Lines of data
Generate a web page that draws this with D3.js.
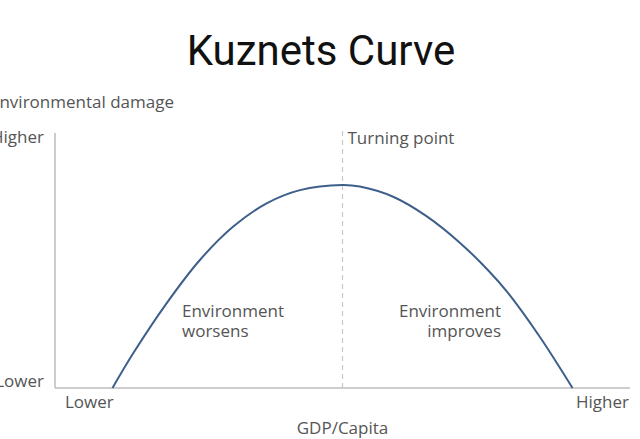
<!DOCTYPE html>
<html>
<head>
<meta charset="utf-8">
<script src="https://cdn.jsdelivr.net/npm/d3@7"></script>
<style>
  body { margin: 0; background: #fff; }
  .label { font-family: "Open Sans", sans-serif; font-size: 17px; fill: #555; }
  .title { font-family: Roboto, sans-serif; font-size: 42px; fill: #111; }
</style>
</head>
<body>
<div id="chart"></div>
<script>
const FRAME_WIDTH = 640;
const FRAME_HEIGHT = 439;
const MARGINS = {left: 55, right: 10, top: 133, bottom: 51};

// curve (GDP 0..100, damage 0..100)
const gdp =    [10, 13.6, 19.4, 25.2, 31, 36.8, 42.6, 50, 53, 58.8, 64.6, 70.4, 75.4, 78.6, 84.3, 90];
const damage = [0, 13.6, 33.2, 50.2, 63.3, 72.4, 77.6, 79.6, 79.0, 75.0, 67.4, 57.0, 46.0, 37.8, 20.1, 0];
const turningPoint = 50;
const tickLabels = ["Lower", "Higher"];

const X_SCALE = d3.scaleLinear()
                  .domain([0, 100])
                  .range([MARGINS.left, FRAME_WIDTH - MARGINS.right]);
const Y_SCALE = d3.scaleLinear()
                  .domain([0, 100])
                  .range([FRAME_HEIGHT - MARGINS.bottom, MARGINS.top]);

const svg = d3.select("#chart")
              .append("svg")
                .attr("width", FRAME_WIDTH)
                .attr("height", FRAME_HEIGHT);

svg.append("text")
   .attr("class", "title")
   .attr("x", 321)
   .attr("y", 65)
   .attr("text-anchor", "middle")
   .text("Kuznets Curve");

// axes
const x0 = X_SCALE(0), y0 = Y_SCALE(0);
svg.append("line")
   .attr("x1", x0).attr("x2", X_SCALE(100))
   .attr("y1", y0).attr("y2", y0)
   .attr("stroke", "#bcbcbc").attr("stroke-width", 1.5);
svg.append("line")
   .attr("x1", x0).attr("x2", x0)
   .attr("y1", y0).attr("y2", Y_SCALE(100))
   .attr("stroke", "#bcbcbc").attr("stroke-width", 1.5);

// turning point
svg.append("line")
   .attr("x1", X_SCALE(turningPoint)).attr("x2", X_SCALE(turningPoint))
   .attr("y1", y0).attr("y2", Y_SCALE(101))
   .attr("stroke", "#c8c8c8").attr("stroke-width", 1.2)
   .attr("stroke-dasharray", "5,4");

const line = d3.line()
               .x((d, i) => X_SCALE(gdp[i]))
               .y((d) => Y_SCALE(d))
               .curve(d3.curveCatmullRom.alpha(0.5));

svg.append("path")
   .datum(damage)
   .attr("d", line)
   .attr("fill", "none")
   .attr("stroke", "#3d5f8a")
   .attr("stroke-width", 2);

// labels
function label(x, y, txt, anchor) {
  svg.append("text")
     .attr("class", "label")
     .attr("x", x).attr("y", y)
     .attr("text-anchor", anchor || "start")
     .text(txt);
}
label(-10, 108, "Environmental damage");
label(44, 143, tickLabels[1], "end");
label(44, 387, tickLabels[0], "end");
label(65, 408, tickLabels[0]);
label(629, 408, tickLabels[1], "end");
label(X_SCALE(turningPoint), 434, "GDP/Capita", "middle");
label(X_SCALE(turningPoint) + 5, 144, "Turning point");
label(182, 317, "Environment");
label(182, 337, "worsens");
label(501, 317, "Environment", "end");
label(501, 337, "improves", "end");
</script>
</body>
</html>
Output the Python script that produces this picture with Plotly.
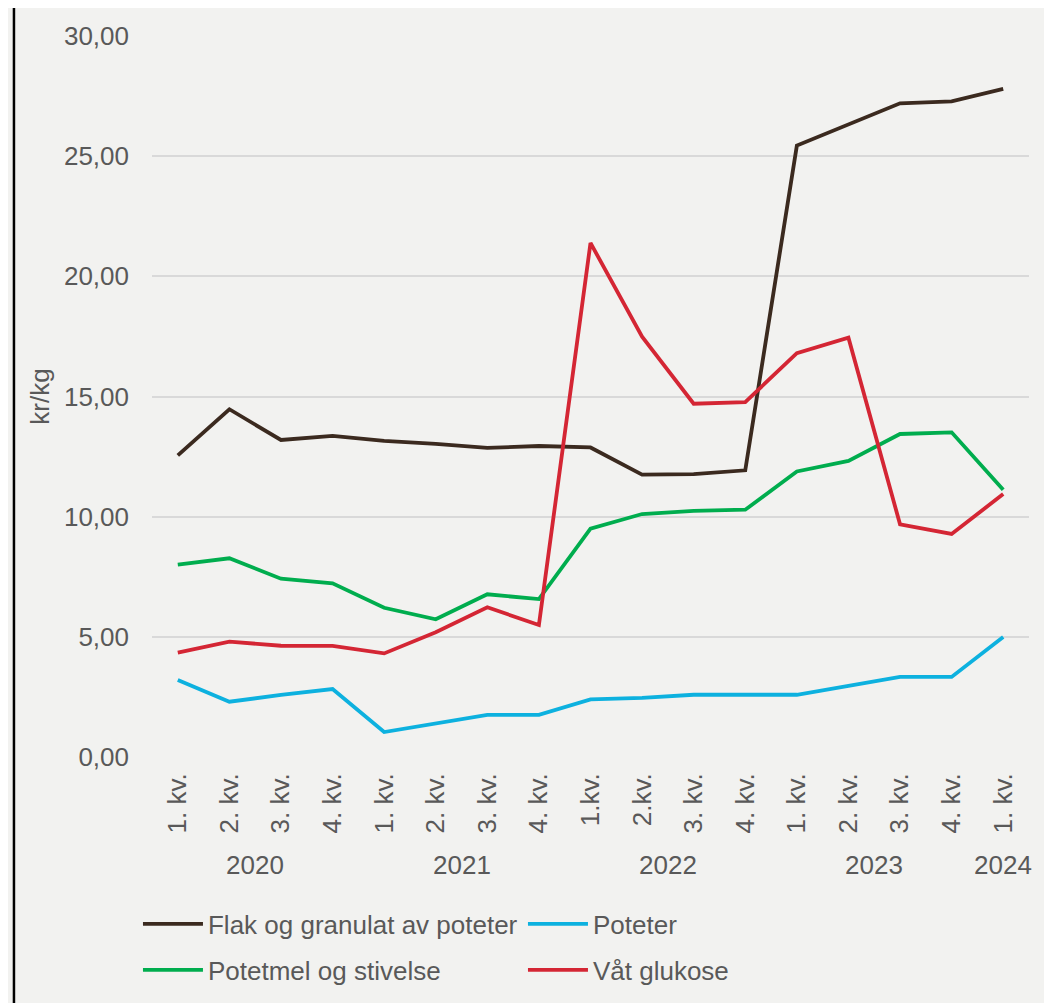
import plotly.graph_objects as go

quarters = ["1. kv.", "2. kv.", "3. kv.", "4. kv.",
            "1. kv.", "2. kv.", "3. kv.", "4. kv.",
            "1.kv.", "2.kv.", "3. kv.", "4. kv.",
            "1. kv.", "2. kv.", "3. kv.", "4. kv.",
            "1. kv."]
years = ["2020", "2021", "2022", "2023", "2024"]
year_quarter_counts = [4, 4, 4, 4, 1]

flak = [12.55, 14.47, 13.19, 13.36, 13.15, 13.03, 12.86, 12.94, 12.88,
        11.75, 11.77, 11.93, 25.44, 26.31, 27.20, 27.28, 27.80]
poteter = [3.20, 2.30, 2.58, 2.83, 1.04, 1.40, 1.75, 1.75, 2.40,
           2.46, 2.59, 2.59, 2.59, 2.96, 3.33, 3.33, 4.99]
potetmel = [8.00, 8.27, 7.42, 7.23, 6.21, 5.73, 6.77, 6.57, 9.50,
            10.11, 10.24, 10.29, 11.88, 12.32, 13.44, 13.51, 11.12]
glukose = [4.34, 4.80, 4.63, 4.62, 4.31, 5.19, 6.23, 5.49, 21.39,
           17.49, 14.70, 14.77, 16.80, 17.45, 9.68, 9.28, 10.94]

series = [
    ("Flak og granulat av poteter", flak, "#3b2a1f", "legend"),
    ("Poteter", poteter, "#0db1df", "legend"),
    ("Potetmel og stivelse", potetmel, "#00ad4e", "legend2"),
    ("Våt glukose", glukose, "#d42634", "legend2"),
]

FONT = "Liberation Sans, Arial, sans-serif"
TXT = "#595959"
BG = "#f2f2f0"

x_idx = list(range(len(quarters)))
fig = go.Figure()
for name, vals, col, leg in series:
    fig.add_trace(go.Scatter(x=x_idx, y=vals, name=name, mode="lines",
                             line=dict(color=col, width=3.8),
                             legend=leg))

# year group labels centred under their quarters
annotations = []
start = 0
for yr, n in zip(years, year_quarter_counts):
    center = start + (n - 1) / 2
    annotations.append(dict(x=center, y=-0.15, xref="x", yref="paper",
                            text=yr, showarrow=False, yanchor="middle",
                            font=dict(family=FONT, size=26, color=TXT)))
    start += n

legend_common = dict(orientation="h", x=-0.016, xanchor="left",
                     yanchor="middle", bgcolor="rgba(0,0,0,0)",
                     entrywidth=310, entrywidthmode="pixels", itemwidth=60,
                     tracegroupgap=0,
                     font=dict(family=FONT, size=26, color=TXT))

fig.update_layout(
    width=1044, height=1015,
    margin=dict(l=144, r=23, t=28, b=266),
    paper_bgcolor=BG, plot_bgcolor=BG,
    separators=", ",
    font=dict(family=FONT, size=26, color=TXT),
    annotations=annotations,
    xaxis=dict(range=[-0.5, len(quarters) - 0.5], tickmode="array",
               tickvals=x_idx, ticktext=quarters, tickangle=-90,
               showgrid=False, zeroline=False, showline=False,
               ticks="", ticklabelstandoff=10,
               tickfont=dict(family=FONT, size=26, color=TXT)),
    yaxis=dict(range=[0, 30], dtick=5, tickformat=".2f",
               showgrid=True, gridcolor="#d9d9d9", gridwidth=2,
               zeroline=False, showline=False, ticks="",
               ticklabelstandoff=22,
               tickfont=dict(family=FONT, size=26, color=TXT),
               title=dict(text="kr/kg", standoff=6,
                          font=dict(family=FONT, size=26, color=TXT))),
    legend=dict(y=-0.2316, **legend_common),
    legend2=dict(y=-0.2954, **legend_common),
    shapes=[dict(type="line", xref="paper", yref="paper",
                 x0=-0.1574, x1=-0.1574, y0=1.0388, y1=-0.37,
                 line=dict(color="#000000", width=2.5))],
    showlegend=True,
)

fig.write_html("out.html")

■ TASK BRIEF ■
Each line of the data should be quoted exactly, with pictures left out.

■ RESULT OF THE TASK ■
Generate a web page that draws this with D3.js.
<!DOCTYPE html>
<html>
<head>
<meta charset="utf-8">
<script src="https://cdn.jsdelivr.net/npm/d3@7"></script>
<style>
  body { margin: 0; background: #fff; }
  .label { font-family: "Open Sans", sans-serif; font-size: 17px; fill: #555; }
  .title { font-family: Roboto, sans-serif; font-size: 42px; fill: #111; }
</style>
</head>
<body>
<div id="chart"></div>
<script>
const FRAME_WIDTH = 640;
const FRAME_HEIGHT = 439;
const MARGINS = {left: 55, right: 10, top: 133, bottom: 51};

// curve (GDP 0..100, damage 0..100)
const gdp =    [10, 13.6, 19.4, 25.2, 31, 36.8, 42.6, 50, 53, 58.8, 64.6, 70.4, 75.4, 78.6, 84.3, 90];
const damage = [0, 13.6, 33.2, 50.2, 63.3, 72.4, 77.6, 79.6, 79.0, 75.0, 67.4, 57.0, 46.0, 37.8, 20.1, 0];
const turningPoint = 50;
const tickLabels = ["Lower", "Higher"];

const X_SCALE = d3.scaleLinear()
                  .domain([0, 100])
                  .range([MARGINS.left, FRAME_WIDTH - MARGINS.right]);
const Y_SCALE = d3.scaleLinear()
                  .domain([0, 100])
                  .range([FRAME_HEIGHT - MARGINS.bottom, MARGINS.top]);

const svg = d3.select("#chart")
              .append("svg")
                .attr("width", FRAME_WIDTH)
                .attr("height", FRAME_HEIGHT);

svg.append("text")
   .attr("class", "title")
   .attr("x", 321)
   .attr("y", 65)
   .attr("text-anchor", "middle")
   .text("Kuznets Curve");

// axes
const x0 = X_SCALE(0), y0 = Y_SCALE(0);
svg.append("line")
   .attr("x1", x0).attr("x2", X_SCALE(100))
   .attr("y1", y0).attr("y2", y0)
   .attr("stroke", "#bcbcbc").attr("stroke-width", 1.5);
svg.append("line")
   .attr("x1", x0).attr("x2", x0)
   .attr("y1", y0).attr("y2", Y_SCALE(100))
   .attr("stroke", "#bcbcbc").attr("stroke-width", 1.5);

// turning point
svg.append("line")
   .attr("x1", X_SCALE(turningPoint)).attr("x2", X_SCALE(turningPoint))
   .attr("y1", y0).attr("y2", Y_SCALE(101))
   .attr("stroke", "#c8c8c8").attr("stroke-width", 1.2)
   .attr("stroke-dasharray", "5,4");

const line = d3.line()
               .x((d, i) => X_SCALE(gdp[i]))
               .y((d) => Y_SCALE(d))
               .curve(d3.curveCatmullRom.alpha(0.5));

svg.append("path")
   .datum(damage)
   .attr("d", line)
   .attr("fill", "none")
   .attr("stroke", "#3d5f8a")
   .attr("stroke-width", 2);

// labels
function label(x, y, txt, anchor) {
  svg.append("text")
     .attr("class", "label")
     .attr("x", x).attr("y", y)
     .attr("text-anchor", anchor || "start")
     .text(txt);
}
label(-10, 108, "Environmental damage");
label(44, 143, tickLabels[1], "end");
label(44, 387, tickLabels[0], "end");
label(65, 408, tickLabels[0]);
label(629, 408, tickLabels[1], "end");
label(X_SCALE(turningPoint), 434, "GDP/Capita", "middle");
label(X_SCALE(turningPoint) + 5, 144, "Turning point");
label(182, 317, "Environment");
label(182, 337, "worsens");
label(501, 317, "Environment", "end");
label(501, 337, "improves", "end");
</script>
</body>
</html>
Output the Python script that produces this picture with Plotly.
import plotly.graph_objects as go

quarters = ["1. kv.", "2. kv.", "3. kv.", "4. kv.",
            "1. kv.", "2. kv.", "3. kv.", "4. kv.",
            "1.kv.", "2.kv.", "3. kv.", "4. kv.",
            "1. kv.", "2. kv.", "3. kv.", "4. kv.",
            "1. kv."]
years = ["2020", "2021", "2022", "2023", "2024"]
year_quarter_counts = [4, 4, 4, 4, 1]

flak = [12.55, 14.47, 13.19, 13.36, 13.15, 13.03, 12.86, 12.94, 12.88,
        11.75, 11.77, 11.93, 25.44, 26.31, 27.20, 27.28, 27.80]
poteter = [3.20, 2.30, 2.58, 2.83, 1.04, 1.40, 1.75, 1.75, 2.40,
           2.46, 2.59, 2.59, 2.59, 2.96, 3.33, 3.33, 4.99]
potetmel = [8.00, 8.27, 7.42, 7.23, 6.21, 5.73, 6.77, 6.57, 9.50,
            10.11, 10.24, 10.29, 11.88, 12.32, 13.44, 13.51, 11.12]
glukose = [4.34, 4.80, 4.63, 4.62, 4.31, 5.19, 6.23, 5.49, 21.39,
           17.49, 14.70, 14.77, 16.80, 17.45, 9.68, 9.28, 10.94]

series = [
    ("Flak og granulat av poteter", flak, "#3b2a1f", "legend"),
    ("Poteter", poteter, "#0db1df", "legend"),
    ("Potetmel og stivelse", potetmel, "#00ad4e", "legend2"),
    ("Våt glukose", glukose, "#d42634", "legend2"),
]

FONT = "Liberation Sans, Arial, sans-serif"
TXT = "#595959"
BG = "#f2f2f0"

x_idx = list(range(len(quarters)))
fig = go.Figure()
for name, vals, col, leg in series:
    fig.add_trace(go.Scatter(x=x_idx, y=vals, name=name, mode="lines",
                             line=dict(color=col, width=3.8),
                             legend=leg))

# year group labels centred under their quarters
annotations = []
start = 0
for yr, n in zip(years, year_quarter_counts):
    center = start + (n - 1) / 2
    annotations.append(dict(x=center, y=-0.15, xref="x", yref="paper",
                            text=yr, showarrow=False, yanchor="middle",
                            font=dict(family=FONT, size=26, color=TXT)))
    start += n

legend_common = dict(orientation="h", x=-0.016, xanchor="left",
                     yanchor="middle", bgcolor="rgba(0,0,0,0)",
                     entrywidth=310, entrywidthmode="pixels", itemwidth=60,
                     tracegroupgap=0,
                     font=dict(family=FONT, size=26, color=TXT))

fig.update_layout(
    width=1044, height=1015,
    margin=dict(l=144, r=23, t=28, b=266),
    paper_bgcolor=BG, plot_bgcolor=BG,
    separators=", ",
    font=dict(family=FONT, size=26, color=TXT),
    annotations=annotations,
    xaxis=dict(range=[-0.5, len(quarters) - 0.5], tickmode="array",
               tickvals=x_idx, ticktext=quarters, tickangle=-90,
               showgrid=False, zeroline=False, showline=False,
               ticks="", ticklabelstandoff=10,
               tickfont=dict(family=FONT, size=26, color=TXT)),
    yaxis=dict(range=[0, 30], dtick=5, tickformat=".2f",
               showgrid=True, gridcolor="#d9d9d9", gridwidth=2,
               zeroline=False, showline=False, ticks="",
               ticklabelstandoff=22,
               tickfont=dict(family=FONT, size=26, color=TXT),
               title=dict(text="kr/kg", standoff=6,
                          font=dict(family=FONT, size=26, color=TXT))),
    legend=dict(y=-0.2316, **legend_common),
    legend2=dict(y=-0.2954, **legend_common),
    shapes=[dict(type="line", xref="paper", yref="paper",
                 x0=-0.1574, x1=-0.1574, y0=1.0388, y1=-0.37,
                 line=dict(color="#000000", width=2.5))],
    showlegend=True,
)

fig.write_html("out.html")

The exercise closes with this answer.